* _Problem to solve_:
Leave out every picture. Copy exactly the lines from the one holding "Rebuild this chart" through the one holding "const data = years.map((yr, i)".

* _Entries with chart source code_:
• • • •

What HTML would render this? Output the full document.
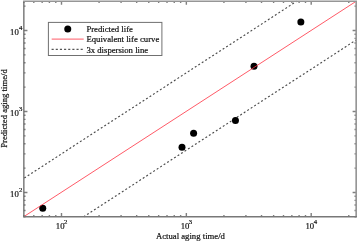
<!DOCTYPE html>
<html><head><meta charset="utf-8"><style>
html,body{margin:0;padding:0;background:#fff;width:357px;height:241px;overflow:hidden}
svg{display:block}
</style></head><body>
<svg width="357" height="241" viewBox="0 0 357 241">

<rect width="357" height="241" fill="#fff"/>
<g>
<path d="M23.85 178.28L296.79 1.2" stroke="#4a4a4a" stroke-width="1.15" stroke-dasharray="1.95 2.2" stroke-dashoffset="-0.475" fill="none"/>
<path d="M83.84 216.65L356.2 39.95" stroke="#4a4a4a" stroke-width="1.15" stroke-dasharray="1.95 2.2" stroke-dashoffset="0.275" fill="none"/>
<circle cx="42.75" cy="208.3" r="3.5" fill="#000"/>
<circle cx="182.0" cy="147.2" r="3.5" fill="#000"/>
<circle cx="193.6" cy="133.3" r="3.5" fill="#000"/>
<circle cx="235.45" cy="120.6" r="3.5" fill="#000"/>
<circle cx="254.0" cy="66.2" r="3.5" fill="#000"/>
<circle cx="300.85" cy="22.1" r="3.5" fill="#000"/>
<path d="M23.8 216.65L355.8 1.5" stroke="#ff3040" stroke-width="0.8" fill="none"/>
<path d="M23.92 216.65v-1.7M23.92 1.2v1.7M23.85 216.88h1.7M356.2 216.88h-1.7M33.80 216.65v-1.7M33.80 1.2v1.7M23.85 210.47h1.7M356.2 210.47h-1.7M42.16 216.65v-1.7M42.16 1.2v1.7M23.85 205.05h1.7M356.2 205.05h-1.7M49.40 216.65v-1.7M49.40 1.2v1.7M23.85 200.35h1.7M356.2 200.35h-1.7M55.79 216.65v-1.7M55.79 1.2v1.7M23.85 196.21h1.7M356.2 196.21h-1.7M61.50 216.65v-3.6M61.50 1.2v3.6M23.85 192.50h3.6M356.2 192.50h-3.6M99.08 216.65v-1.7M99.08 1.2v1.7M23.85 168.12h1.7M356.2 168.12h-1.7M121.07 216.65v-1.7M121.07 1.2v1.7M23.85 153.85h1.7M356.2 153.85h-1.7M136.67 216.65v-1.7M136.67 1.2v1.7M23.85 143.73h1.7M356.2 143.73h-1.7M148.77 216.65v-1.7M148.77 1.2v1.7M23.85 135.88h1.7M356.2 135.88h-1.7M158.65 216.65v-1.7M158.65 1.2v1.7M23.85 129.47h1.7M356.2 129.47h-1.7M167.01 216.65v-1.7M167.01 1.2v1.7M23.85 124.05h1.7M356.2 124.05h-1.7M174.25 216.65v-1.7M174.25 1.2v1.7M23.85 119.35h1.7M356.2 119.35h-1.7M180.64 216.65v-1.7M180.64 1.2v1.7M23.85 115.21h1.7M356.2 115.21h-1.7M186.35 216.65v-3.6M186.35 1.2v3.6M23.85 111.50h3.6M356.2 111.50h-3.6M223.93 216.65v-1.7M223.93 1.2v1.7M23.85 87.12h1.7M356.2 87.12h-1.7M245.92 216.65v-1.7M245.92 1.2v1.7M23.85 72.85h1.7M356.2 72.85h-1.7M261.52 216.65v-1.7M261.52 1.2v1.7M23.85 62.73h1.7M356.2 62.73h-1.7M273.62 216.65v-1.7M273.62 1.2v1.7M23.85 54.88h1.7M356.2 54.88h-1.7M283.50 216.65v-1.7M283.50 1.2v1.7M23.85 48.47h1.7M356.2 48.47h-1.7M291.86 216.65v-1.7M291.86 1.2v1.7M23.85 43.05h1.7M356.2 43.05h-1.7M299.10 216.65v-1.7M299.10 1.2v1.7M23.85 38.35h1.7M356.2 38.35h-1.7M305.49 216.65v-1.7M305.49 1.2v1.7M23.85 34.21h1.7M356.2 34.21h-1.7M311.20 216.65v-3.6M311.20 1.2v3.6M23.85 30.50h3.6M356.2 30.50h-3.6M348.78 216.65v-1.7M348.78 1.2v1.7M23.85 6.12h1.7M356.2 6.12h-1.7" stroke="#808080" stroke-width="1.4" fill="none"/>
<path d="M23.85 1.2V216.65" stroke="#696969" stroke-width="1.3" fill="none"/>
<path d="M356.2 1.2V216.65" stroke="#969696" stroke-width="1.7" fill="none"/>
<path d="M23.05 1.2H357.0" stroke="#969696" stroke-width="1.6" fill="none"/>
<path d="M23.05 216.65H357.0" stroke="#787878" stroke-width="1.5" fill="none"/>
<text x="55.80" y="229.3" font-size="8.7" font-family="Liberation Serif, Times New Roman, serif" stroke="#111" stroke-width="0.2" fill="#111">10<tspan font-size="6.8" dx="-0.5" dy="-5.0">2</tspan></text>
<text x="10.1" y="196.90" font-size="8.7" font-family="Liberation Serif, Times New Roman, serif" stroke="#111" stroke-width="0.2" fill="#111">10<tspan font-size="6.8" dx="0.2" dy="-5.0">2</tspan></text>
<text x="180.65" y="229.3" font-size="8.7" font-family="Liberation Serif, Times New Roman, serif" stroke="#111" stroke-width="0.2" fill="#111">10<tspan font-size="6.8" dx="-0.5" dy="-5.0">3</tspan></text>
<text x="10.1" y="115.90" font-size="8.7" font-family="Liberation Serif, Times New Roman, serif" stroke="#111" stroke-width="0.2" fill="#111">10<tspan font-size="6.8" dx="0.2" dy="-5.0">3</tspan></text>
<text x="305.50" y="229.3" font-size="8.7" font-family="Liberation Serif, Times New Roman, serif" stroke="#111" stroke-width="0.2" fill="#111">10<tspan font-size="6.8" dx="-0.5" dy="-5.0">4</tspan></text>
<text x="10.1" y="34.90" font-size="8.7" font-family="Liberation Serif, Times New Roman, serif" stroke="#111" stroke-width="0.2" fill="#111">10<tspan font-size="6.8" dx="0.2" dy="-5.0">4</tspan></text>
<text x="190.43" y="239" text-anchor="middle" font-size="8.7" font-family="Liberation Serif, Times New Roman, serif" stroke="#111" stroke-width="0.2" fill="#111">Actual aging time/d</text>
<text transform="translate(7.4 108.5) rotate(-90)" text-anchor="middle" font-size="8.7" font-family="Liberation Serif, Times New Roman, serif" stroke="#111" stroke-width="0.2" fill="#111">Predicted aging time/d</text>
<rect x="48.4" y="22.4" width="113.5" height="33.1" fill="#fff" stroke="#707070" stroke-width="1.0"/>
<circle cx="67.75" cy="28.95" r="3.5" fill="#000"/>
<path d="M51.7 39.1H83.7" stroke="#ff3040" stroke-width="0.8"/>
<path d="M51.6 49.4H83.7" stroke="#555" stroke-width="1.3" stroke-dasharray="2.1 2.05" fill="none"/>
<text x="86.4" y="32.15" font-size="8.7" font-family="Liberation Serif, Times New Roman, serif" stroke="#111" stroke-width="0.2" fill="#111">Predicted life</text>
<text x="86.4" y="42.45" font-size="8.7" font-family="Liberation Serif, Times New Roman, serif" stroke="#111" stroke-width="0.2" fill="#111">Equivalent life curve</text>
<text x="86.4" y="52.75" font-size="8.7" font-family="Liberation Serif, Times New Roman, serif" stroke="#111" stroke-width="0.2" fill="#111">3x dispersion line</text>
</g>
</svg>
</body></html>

• • • •

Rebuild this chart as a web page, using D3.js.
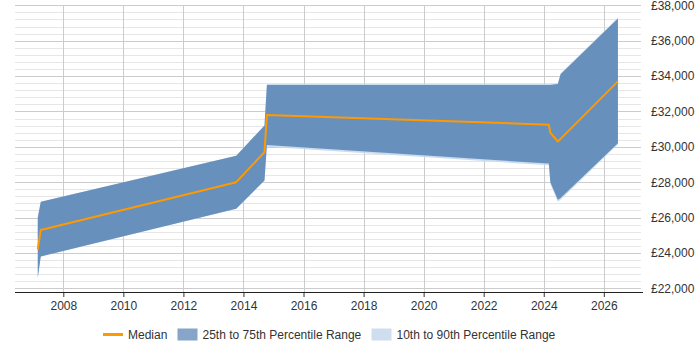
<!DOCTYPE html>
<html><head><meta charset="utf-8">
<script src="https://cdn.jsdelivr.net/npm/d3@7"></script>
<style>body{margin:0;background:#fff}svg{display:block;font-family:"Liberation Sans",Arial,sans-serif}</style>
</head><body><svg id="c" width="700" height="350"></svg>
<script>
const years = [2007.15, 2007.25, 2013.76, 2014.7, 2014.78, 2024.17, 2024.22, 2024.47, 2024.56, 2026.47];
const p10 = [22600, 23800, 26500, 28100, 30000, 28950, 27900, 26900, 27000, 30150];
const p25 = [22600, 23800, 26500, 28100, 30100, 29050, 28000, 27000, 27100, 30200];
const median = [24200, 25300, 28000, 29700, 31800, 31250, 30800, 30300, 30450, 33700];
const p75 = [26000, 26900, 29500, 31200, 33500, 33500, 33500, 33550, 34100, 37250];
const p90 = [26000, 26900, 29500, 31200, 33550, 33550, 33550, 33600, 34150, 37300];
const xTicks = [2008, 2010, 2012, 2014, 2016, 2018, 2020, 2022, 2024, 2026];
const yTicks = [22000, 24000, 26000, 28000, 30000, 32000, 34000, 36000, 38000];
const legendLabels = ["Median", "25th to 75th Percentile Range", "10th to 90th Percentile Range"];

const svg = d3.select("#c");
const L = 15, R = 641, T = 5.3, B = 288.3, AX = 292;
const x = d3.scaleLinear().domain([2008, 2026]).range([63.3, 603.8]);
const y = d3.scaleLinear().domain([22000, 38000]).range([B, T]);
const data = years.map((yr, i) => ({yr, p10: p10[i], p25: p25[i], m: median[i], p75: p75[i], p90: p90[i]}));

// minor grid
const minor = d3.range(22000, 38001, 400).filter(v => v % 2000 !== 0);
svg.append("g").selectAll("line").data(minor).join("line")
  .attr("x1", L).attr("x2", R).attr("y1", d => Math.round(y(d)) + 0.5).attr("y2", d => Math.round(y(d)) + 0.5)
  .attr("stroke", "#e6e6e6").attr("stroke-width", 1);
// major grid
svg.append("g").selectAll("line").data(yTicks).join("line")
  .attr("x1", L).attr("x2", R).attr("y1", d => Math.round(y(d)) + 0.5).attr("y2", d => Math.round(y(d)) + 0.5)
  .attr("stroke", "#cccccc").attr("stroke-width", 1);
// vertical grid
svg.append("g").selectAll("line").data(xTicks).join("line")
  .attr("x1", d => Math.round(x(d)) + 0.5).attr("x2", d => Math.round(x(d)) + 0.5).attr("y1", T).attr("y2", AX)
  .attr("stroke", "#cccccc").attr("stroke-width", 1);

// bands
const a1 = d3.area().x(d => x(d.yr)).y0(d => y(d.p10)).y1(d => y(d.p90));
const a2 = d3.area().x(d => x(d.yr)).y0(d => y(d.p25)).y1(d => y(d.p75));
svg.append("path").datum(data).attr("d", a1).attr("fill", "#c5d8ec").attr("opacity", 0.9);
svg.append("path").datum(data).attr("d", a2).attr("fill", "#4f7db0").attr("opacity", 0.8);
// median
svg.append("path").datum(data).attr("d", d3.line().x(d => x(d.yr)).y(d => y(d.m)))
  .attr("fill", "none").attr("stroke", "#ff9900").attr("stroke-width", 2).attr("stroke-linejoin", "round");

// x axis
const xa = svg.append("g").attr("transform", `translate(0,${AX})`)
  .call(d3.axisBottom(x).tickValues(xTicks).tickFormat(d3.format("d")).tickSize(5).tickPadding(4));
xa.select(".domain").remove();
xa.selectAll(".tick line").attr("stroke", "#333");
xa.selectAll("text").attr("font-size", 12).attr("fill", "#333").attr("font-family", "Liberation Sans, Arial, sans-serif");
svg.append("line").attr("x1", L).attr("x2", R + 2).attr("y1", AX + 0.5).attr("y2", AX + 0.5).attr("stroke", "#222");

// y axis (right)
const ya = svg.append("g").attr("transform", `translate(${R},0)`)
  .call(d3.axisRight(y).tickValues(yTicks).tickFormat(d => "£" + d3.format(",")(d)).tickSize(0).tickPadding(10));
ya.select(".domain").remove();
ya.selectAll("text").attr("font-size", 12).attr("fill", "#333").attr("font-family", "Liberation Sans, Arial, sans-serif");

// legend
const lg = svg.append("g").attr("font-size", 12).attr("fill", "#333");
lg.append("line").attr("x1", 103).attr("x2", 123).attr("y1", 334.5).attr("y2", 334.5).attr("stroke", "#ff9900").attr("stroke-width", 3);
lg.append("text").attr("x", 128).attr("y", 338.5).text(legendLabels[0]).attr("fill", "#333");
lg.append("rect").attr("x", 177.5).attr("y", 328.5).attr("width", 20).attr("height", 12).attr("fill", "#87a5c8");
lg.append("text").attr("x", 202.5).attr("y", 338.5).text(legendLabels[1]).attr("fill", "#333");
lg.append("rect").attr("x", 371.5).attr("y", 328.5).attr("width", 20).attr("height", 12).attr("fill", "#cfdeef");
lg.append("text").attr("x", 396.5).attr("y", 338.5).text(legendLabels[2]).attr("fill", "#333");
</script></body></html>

• • • •

* _Finished task_:
Rebuild this chart as a web page, using D3.js.
<!DOCTYPE html>
<html><head><meta charset="utf-8">
<script src="https://cdn.jsdelivr.net/npm/d3@7"></script>
<style>body{margin:0;background:#fff}svg{display:block;font-family:"Liberation Sans",Arial,sans-serif}</style>
</head><body><svg id="c" width="700" height="350"></svg>
<script>
const years = [2007.15, 2007.25, 2013.76, 2014.7, 2014.78, 2024.17, 2024.22, 2024.47, 2024.56, 2026.47];
const p10 = [22600, 23800, 26500, 28100, 30000, 28950, 27900, 26900, 27000, 30150];
const p25 = [22600, 23800, 26500, 28100, 30100, 29050, 28000, 27000, 27100, 30200];
const median = [24200, 25300, 28000, 29700, 31800, 31250, 30800, 30300, 30450, 33700];
const p75 = [26000, 26900, 29500, 31200, 33500, 33500, 33500, 33550, 34100, 37250];
const p90 = [26000, 26900, 29500, 31200, 33550, 33550, 33550, 33600, 34150, 37300];
const xTicks = [2008, 2010, 2012, 2014, 2016, 2018, 2020, 2022, 2024, 2026];
const yTicks = [22000, 24000, 26000, 28000, 30000, 32000, 34000, 36000, 38000];
const legendLabels = ["Median", "25th to 75th Percentile Range", "10th to 90th Percentile Range"];

const svg = d3.select("#c");
const L = 15, R = 641, T = 5.3, B = 288.3, AX = 292;
const x = d3.scaleLinear().domain([2008, 2026]).range([63.3, 603.8]);
const y = d3.scaleLinear().domain([22000, 38000]).range([B, T]);
const data = years.map((yr, i) => ({yr, p10: p10[i], p25: p25[i], m: median[i], p75: p75[i], p90: p90[i]}));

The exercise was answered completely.